Als 1946 Polen die Häuser und Wohnungen der ausgewiesenen Deutschen in Glatz bezogen haben, sollen drei Männer und eine Frau im Wohnzimmer eines Hauses das Bild von Kaplan Hirschfelder gesehen haben. Ein Mann sei plötzlich ganz still und nachdenklich geworden. Er habe sich immer wieder das Bild angesehen und dann gesagt: „Der Mann ist ein Heiliger, mit dem war ich im KZ.“

In Telgte, wohin die Katholiken der Grafschaft jährlich wallfahren, findet man einen Gerhard-Hirschfelder-Weg. Das Straßenbenennungsschild erhält folgenden Zusatz: Gerhard Hirsch­felder, geb. 1907; Kaplan und Jugendseelsorger in der Grafschaft Glatz; wegen NS-kritischer Äußerungen 1941 verhaftet; verstarb 1942 im KZ Dachau an den Folgen seiner Haft. Im heute polnischen Glatz trägt die Straße an der Stadtpfarrkirche seinen Namen. Eine Gedenktafel mit Bild erinnert in der Kirche daran, dass Hirschfelder in dieser Kirche getauft wurde. In der Grafschaft existiert nach der Seligsprechung ein Gerhard-Hirschfelder-Wanderweg von Glatz zu den Stätten seines seelsorglichen Wirkens.
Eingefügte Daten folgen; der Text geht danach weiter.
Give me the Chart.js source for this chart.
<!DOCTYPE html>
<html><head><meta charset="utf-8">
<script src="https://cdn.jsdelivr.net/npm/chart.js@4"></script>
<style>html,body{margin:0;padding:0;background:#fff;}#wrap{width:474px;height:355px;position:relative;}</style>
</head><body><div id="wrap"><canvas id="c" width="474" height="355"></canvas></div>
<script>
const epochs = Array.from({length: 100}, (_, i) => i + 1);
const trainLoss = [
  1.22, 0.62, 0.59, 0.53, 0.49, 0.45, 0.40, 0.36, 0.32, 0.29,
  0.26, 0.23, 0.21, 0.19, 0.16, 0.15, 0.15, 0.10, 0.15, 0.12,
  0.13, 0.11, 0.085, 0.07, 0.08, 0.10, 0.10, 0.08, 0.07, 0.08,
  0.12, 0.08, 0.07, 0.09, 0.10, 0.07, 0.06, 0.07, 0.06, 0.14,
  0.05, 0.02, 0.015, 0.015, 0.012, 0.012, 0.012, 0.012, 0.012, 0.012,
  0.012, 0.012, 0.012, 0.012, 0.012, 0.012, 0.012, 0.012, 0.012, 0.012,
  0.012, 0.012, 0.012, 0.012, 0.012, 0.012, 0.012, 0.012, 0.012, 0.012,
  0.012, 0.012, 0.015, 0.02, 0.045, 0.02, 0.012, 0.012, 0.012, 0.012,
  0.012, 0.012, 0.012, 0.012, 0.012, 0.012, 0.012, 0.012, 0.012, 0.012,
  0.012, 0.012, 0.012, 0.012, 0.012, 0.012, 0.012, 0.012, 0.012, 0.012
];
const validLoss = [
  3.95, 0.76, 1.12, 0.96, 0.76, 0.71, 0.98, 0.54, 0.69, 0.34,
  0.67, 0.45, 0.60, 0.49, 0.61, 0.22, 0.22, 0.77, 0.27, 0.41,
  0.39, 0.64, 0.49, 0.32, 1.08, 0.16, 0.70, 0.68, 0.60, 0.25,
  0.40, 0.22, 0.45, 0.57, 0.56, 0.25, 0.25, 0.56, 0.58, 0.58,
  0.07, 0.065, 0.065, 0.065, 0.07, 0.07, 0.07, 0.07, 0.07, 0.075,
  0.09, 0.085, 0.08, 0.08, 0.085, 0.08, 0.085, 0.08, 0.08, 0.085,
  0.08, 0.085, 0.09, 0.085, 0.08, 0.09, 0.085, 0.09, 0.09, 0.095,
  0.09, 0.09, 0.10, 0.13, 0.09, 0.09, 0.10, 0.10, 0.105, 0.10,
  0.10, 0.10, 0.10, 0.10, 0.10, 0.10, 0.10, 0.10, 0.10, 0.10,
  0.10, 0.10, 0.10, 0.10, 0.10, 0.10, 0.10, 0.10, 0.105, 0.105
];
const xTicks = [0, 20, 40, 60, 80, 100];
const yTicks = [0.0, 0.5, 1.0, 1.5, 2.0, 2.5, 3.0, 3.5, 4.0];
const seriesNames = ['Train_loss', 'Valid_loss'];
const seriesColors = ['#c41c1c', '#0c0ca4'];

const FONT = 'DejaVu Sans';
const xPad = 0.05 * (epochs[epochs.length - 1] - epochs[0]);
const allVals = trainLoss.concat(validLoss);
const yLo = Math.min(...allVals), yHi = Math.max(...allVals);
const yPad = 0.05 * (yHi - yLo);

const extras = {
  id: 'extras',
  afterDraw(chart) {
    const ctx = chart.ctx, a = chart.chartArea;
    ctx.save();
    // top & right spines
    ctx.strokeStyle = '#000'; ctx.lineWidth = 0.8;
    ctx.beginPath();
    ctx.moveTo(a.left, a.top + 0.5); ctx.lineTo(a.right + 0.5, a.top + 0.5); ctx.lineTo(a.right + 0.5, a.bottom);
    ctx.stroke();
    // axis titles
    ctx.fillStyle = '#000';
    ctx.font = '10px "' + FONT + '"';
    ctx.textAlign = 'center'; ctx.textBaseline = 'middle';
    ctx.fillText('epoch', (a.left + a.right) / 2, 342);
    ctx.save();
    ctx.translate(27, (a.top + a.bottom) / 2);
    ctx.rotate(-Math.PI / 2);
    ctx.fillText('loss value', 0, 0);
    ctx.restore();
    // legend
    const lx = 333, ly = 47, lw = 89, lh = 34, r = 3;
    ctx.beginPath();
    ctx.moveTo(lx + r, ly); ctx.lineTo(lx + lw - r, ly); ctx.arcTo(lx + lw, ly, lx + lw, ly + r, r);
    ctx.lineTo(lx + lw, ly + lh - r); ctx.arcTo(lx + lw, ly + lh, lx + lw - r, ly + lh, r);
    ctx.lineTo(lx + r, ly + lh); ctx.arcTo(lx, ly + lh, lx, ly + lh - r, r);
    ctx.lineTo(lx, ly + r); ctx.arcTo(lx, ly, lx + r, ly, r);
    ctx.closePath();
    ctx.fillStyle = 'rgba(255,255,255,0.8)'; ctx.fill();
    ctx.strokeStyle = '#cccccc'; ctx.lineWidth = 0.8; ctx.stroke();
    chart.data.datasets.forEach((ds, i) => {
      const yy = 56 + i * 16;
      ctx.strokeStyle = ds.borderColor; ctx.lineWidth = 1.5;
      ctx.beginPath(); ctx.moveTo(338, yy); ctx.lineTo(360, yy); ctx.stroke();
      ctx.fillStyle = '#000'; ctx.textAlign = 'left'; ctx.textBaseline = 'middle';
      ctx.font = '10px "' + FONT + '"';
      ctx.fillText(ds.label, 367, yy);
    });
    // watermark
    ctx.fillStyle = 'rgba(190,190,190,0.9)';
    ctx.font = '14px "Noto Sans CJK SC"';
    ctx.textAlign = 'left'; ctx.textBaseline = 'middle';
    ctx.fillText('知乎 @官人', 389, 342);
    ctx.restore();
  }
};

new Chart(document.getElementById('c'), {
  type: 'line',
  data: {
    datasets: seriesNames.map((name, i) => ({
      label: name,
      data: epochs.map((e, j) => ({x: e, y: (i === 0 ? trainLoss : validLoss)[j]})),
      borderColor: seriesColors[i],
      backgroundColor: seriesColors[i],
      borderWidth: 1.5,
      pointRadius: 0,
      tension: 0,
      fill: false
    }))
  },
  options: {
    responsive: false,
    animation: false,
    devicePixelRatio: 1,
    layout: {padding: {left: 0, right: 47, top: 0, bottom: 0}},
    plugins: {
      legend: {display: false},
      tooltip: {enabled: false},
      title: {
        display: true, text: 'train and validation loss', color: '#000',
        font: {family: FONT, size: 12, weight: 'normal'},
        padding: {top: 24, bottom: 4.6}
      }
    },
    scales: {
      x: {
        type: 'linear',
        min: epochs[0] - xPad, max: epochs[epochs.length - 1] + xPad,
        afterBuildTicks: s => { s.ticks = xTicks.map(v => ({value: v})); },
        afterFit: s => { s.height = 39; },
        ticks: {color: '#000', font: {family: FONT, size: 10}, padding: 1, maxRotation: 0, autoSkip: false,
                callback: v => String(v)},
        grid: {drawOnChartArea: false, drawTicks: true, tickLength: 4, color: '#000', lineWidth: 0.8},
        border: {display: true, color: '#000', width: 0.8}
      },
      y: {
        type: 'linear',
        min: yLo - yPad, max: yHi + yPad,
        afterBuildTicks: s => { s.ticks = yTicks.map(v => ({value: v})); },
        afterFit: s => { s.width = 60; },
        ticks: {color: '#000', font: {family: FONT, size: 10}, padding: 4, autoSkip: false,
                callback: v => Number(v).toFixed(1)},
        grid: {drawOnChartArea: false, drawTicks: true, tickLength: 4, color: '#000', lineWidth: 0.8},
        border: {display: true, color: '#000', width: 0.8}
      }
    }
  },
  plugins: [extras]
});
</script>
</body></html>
Lit.: Barbara Franke/ Johannes Hoffmann/ Hans Melchers, Kaplan Gerhard Hirschfelder, ein Märtyrer aus der Grafschaft Glatz, gest. 01. August 1942 im KZ Dachau. Hrsg. von Großdechant Franz Jung, Münster 1989. – Franz Jung, Marius Linnenborn (Hrsg), Gerhard Hirschfelder, Ein Seliger für unsere Zeit, Hoffnungsträger, Mutmacher, Brückenbauer. Münster 2011. – Hugo Goeke, Gerhard Hirschfelder, Priester und Märtyrer. 2. Auflage, Münster 2011. – Helmut Moll (Hrsg.), Zeugen für Christus. Band 2, 6. Auflage, Paderborn 2015.